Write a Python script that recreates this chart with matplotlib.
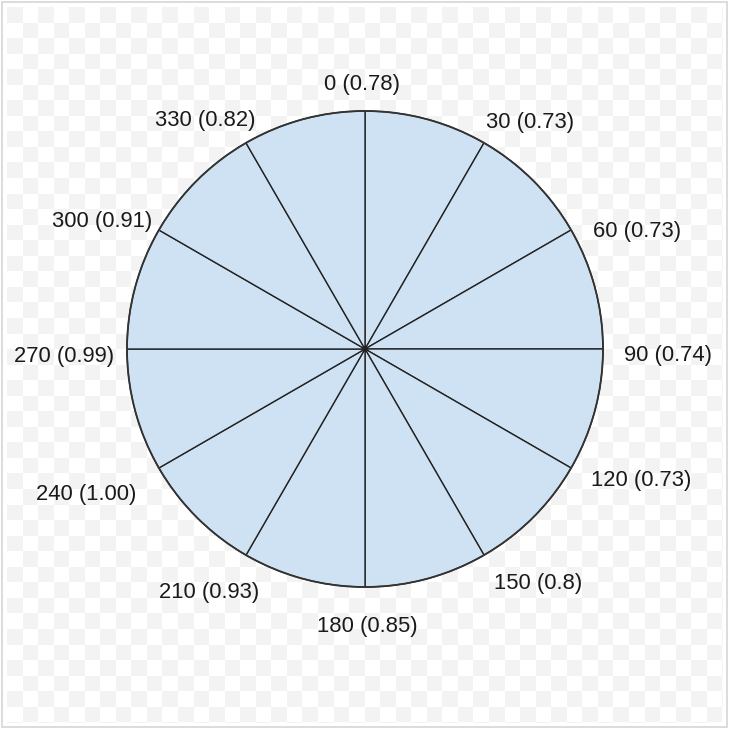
import numpy as np
import matplotlib.pyplot as plt
from matplotlib.patches import Wedge, Rectangle

# data
angles = [0, 30, 60, 90, 120, 150, 180, 210, 240, 270, 300, 330]
values = ["0.78", "0.73", "0.73", "0.74", "0.73", "0.8",
          "0.85", "0.93", "1.00", "0.99", "0.91", "0.82"]

# layout in pixel units (y down)
W = 730
cx, cy, R = 365, 349, 238
r_lab = 258
# small hand nudges so labels sit where the original placed them
nudge = {0: (-3, 1), 30: (-8, 4), 60: (5, 8), 90: (1, 4), 120: (3, 0),
         150: (0, -2), 180: (2, 6), 210: (23, 7), 240: (-5, 13),
         270: (7, 4), 300: (11, -1), 330: (20, 2)}
base_dy = 3

fig = plt.figure(figsize=(7.3, 7.3), dpi=100)
ax = fig.add_axes([0, 0, 1, 1])
ax.set_xlim(0, W)
ax.set_ylim(W, 0)
ax.set_aspect("equal")
ax.axis("off")

# faint checkerboard background inside a card border
sq = 15.55
x0, x1 = 7, 723
n = int(np.ceil((x1 - x0) / sq))
board = (np.add.outer(np.arange(n), np.arange(n)) % 2).astype(float)
im = ax.imshow(board, cmap=plt.matplotlib.colors.ListedColormap(["#f3f3f3", "#ffffff"]),
               extent=(x0, x0 + n * sq, x0 + n * sq, x0), interpolation="nearest", zorder=0)
clip = Rectangle((x0, x0), x1 - x0, x1 - x0, transform=ax.transData)
im.set_clip_path(clip)
ax.add_patch(Rectangle((1.5, 1.5), 725, 725, fill=False, ec="#d6d6d6", lw=1.2, zorder=1))

# wedges
step = 360 / len(angles)
for a in angles:
    w = Wedge((cx, cy), R, a - 90, a - 90 + step, facecolor="#cfe2f3",
              edgecolor="#222222", lw=1.0, zorder=2)
    ax.add_patch(w)
circ = plt.Circle((cx, cy), R, fill=False, ec="#333333", lw=1.3, zorder=3)
ax.add_patch(circ)

# labels
for a, v in zip(angles, values):
    t = np.deg2rad(a)
    x = cx + r_lab * np.sin(t)
    y = cy - r_lab * np.cos(t)
    dx, dy = nudge[a]
    s = np.sin(t)
    c = np.cos(t)
    ha = "center" if abs(s) < 0.1 else ("left" if s > 0 else "right")
    if c > 0.8:
        va = "bottom"
    elif c < -0.8:
        va = "top"
    else:
        va = "center"
    ax.text(x + dx, y + dy + base_dy, f"{a} ({v})", ha=ha, va=va, fontsize=15.8,
            family=["Liberation Sans", "DejaVu Sans"], color="#1a1a1a", zorder=4)

fig.savefig("out.png", dpi=100, facecolor="white")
-.-.-
▶ Directive
Locate all lines in the listing above with the word "matplotlib" and copy them.

▶ Final result
Write a Python script that recreates this chart with matplotlib.
import matplotlib.pyplot as plt
from matplotlib.patches import Wedge, Rectangle
im = ax.imshow(board, cmap=plt.matplotlib.colors.ListedColormap(["#f3f3f3", "#ffffff"]),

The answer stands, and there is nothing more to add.